- [REQUIRED TASK]: Output each entry verbatim and exclude every picture from it.

- [MATERIALS PROVIDED]:

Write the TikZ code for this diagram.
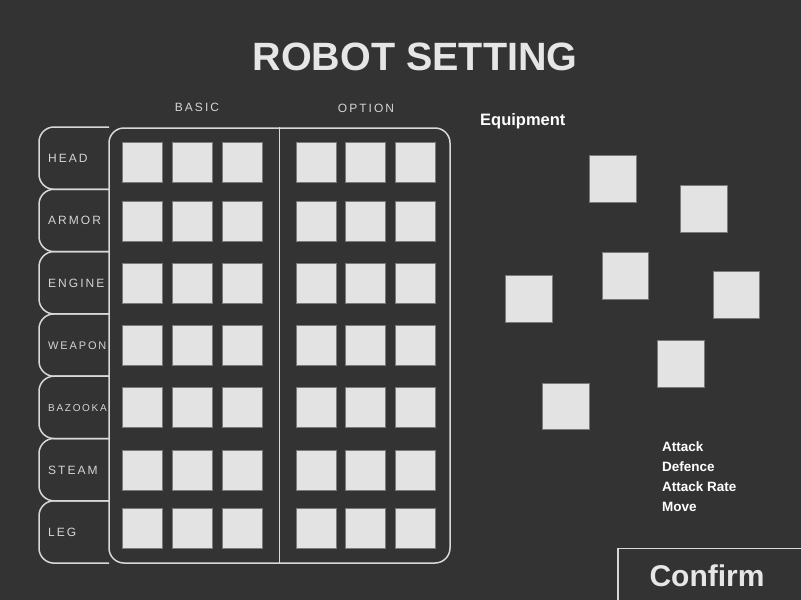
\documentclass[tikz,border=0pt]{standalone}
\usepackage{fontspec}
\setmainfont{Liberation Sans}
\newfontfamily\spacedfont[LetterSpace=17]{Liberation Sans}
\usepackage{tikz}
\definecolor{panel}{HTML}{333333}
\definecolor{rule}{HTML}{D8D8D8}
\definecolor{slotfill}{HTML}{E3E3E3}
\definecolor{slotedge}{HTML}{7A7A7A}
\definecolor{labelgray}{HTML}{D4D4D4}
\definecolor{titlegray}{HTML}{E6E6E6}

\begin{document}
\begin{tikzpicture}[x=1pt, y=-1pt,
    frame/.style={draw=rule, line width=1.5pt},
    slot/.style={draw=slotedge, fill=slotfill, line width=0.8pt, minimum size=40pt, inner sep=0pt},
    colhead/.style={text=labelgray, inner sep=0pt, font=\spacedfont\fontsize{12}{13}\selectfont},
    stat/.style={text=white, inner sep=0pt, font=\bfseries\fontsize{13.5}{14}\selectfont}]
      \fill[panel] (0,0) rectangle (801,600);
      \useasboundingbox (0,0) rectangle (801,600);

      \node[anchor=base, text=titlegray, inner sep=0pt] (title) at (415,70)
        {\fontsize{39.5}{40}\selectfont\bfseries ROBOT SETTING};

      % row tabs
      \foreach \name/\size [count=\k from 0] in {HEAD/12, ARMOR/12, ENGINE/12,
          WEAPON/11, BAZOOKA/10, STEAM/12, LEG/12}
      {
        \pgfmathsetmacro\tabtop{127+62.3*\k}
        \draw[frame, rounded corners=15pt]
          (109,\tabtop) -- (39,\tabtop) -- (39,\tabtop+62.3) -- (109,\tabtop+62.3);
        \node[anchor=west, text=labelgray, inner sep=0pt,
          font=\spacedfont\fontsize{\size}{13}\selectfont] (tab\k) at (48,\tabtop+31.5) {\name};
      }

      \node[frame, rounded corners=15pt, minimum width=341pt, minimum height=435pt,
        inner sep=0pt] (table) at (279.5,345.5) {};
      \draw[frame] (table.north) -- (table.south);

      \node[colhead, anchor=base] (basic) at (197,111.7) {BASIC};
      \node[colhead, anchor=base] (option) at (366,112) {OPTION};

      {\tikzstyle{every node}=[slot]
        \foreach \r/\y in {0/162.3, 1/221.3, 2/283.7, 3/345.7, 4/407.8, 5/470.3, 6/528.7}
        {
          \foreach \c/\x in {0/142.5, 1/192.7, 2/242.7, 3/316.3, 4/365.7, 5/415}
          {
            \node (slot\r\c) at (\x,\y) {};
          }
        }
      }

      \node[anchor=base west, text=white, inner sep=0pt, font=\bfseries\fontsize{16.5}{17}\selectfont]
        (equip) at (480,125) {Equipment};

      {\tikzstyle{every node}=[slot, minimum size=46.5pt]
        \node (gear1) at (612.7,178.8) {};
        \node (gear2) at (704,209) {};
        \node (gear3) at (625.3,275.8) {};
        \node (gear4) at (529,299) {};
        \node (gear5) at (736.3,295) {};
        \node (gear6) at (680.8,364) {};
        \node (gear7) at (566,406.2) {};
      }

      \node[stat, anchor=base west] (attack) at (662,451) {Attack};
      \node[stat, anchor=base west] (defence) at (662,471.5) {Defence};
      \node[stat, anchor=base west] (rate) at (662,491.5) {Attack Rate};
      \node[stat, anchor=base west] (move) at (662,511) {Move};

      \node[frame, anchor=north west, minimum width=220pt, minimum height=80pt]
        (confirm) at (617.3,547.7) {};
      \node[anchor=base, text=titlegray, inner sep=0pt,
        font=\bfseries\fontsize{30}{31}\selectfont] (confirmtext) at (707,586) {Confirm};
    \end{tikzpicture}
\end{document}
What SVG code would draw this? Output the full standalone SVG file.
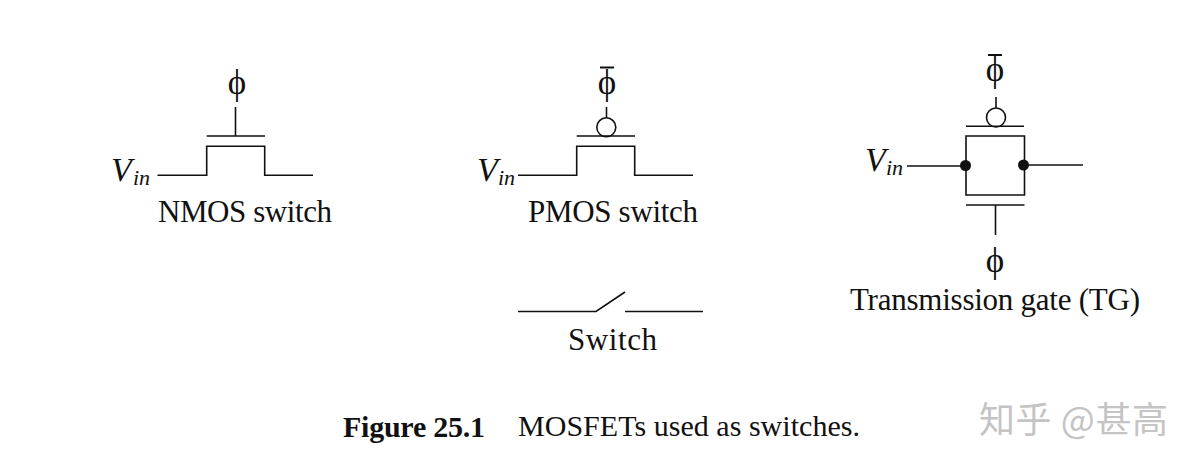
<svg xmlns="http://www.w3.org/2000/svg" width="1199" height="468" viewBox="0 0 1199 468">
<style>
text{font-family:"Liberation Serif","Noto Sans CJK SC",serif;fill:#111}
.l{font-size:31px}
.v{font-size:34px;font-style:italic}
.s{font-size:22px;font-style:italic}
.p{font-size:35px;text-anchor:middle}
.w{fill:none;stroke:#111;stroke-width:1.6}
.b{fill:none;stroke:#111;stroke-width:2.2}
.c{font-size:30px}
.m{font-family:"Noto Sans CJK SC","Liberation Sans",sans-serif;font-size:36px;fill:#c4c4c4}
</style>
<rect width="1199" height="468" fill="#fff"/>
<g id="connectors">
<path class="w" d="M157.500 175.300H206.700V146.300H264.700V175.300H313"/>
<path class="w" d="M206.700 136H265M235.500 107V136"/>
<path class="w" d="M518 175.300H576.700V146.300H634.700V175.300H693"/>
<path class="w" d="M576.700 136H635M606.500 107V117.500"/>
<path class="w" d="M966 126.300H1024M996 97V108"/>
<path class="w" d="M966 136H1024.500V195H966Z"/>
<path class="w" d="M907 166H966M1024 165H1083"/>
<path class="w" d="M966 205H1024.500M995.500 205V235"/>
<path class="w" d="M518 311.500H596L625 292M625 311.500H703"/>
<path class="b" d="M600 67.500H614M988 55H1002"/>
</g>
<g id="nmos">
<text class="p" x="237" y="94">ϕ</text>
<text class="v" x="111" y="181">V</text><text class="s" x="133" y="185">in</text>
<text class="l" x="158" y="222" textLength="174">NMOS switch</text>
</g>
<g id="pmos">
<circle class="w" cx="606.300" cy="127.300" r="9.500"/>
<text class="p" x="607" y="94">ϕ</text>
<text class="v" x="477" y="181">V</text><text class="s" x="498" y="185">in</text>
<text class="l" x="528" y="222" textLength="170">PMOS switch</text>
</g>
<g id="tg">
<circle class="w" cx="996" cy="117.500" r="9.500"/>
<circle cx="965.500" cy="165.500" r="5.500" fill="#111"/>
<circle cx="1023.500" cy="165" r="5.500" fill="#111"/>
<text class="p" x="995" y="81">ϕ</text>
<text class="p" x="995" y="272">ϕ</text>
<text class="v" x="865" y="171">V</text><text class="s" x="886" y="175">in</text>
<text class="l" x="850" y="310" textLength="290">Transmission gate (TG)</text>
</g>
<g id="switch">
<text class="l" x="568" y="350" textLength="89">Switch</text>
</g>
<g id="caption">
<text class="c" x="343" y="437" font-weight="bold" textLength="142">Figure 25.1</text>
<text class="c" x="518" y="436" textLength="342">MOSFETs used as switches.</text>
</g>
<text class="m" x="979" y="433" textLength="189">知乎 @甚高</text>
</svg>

- [COMPLETE RESPONSE]:
Write the TikZ code for this diagram.
\documentclass[tikz,border=0pt]{standalone}
\usepackage{fontspec}
\setmainfont{Liberation Sans}
\newfontfamily\spacedfont[LetterSpace=17]{Liberation Sans}
\usepackage{tikz}
\definecolor{panel}{HTML}{333333}
\definecolor{rule}{HTML}{D8D8D8}
\definecolor{slotfill}{HTML}{E3E3E3}
\definecolor{slotedge}{HTML}{7A7A7A}
\definecolor{labelgray}{HTML}{D4D4D4}
\definecolor{titlegray}{HTML}{E6E6E6}

\begin{document}
\begin{tikzpicture}[x=1pt, y=-1pt,
    frame/.style={draw=rule, line width=1.5pt},
    slot/.style={draw=slotedge, fill=slotfill, line width=0.8pt, minimum size=40pt, inner sep=0pt},
    colhead/.style={text=labelgray, inner sep=0pt, font=\spacedfont\fontsize{12}{13}\selectfont},
    stat/.style={text=white, inner sep=0pt, font=\bfseries\fontsize{13.5}{14}\selectfont}]
      \fill[panel] (0,0) rectangle (801,600);
      \useasboundingbox (0,0) rectangle (801,600);

      \node[anchor=base, text=titlegray, inner sep=0pt] (title) at (415,70)
        {\fontsize{39.5}{40}\selectfont\bfseries ROBOT SETTING};

      % row tabs
      \foreach \name/\size [count=\k from 0] in {HEAD/12, ARMOR/12, ENGINE/12,
          WEAPON/11, BAZOOKA/10, STEAM/12, LEG/12}
      {
        \pgfmathsetmacro\tabtop{127+62.3*\k}
        \draw[frame, rounded corners=15pt]
          (109,\tabtop) -- (39,\tabtop) -- (39,\tabtop+62.3) -- (109,\tabtop+62.3);
        \node[anchor=west, text=labelgray, inner sep=0pt,
          font=\spacedfont\fontsize{\size}{13}\selectfont] (tab\k) at (48,\tabtop+31.5) {\name};
      }

      \node[frame, rounded corners=15pt, minimum width=341pt, minimum height=435pt,
        inner sep=0pt] (table) at (279.5,345.5) {};
      \draw[frame] (table.north) -- (table.south);

      \node[colhead, anchor=base] (basic) at (197,111.7) {BASIC};
      \node[colhead, anchor=base] (option) at (366,112) {OPTION};

      {\tikzstyle{every node}=[slot]
        \foreach \r/\y in {0/162.3, 1/221.3, 2/283.7, 3/345.7, 4/407.8, 5/470.3, 6/528.7}
        {
          \foreach \c/\x in {0/142.5, 1/192.7, 2/242.7, 3/316.3, 4/365.7, 5/415}
          {
            \node (slot\r\c) at (\x,\y) {};
          }
        }
      }

      \node[anchor=base west, text=white, inner sep=0pt, font=\bfseries\fontsize{16.5}{17}\selectfont]
        (equip) at (480,125) {Equipment};

      {\tikzstyle{every node}=[slot, minimum size=46.5pt]
        \node (gear1) at (612.7,178.8) {};
        \node (gear2) at (704,209) {};
        \node (gear3) at (625.3,275.8) {};
        \node (gear4) at (529,299) {};
        \node (gear5) at (736.3,295) {};
        \node (gear6) at (680.8,364) {};
        \node (gear7) at (566,406.2) {};
      }

      \node[stat, anchor=base west] (attack) at (662,451) {Attack};
      \node[stat, anchor=base west] (defence) at (662,471.5) {Defence};
      \node[stat, anchor=base west] (rate) at (662,491.5) {Attack Rate};
      \node[stat, anchor=base west] (move) at (662,511) {Move};

      \node[frame, anchor=north west, minimum width=220pt, minimum height=80pt]
        (confirm) at (617.3,547.7) {};
      \node[anchor=base, text=titlegray, inner sep=0pt,
        font=\bfseries\fontsize{30}{31}\selectfont] (confirmtext) at (707,586) {Confirm};
    \end{tikzpicture}
\end{document}
What SVG code would draw this? Output the full standalone SVG file.
<svg xmlns="http://www.w3.org/2000/svg" width="1199" height="468" viewBox="0 0 1199 468">
<style>
text{font-family:"Liberation Serif","Noto Sans CJK SC",serif;fill:#111}
.l{font-size:31px}
.v{font-size:34px;font-style:italic}
.s{font-size:22px;font-style:italic}
.p{font-size:35px;text-anchor:middle}
.w{fill:none;stroke:#111;stroke-width:1.6}
.b{fill:none;stroke:#111;stroke-width:2.2}
.c{font-size:30px}
.m{font-family:"Noto Sans CJK SC","Liberation Sans",sans-serif;font-size:36px;fill:#c4c4c4}
</style>
<rect width="1199" height="468" fill="#fff"/>
<g id="connectors">
<path class="w" d="M157.500 175.300H206.700V146.300H264.700V175.300H313"/>
<path class="w" d="M206.700 136H265M235.500 107V136"/>
<path class="w" d="M518 175.300H576.700V146.300H634.700V175.300H693"/>
<path class="w" d="M576.700 136H635M606.500 107V117.500"/>
<path class="w" d="M966 126.300H1024M996 97V108"/>
<path class="w" d="M966 136H1024.500V195H966Z"/>
<path class="w" d="M907 166H966M1024 165H1083"/>
<path class="w" d="M966 205H1024.500M995.500 205V235"/>
<path class="w" d="M518 311.500H596L625 292M625 311.500H703"/>
<path class="b" d="M600 67.500H614M988 55H1002"/>
</g>
<g id="nmos">
<text class="p" x="237" y="94">ϕ</text>
<text class="v" x="111" y="181">V</text><text class="s" x="133" y="185">in</text>
<text class="l" x="158" y="222" textLength="174">NMOS switch</text>
</g>
<g id="pmos">
<circle class="w" cx="606.300" cy="127.300" r="9.500"/>
<text class="p" x="607" y="94">ϕ</text>
<text class="v" x="477" y="181">V</text><text class="s" x="498" y="185">in</text>
<text class="l" x="528" y="222" textLength="170">PMOS switch</text>
</g>
<g id="tg">
<circle class="w" cx="996" cy="117.500" r="9.500"/>
<circle cx="965.500" cy="165.500" r="5.500" fill="#111"/>
<circle cx="1023.500" cy="165" r="5.500" fill="#111"/>
<text class="p" x="995" y="81">ϕ</text>
<text class="p" x="995" y="272">ϕ</text>
<text class="v" x="865" y="171">V</text><text class="s" x="886" y="175">in</text>
<text class="l" x="850" y="310" textLength="290">Transmission gate (TG)</text>
</g>
<g id="switch">
<text class="l" x="568" y="350" textLength="89">Switch</text>
</g>
<g id="caption">
<text class="c" x="343" y="437" font-weight="bold" textLength="142">Figure 25.1</text>
<text class="c" x="518" y="436" textLength="342">MOSFETs used as switches.</text>
</g>
<text class="m" x="979" y="433" textLength="189">知乎 @甚高</text>
</svg>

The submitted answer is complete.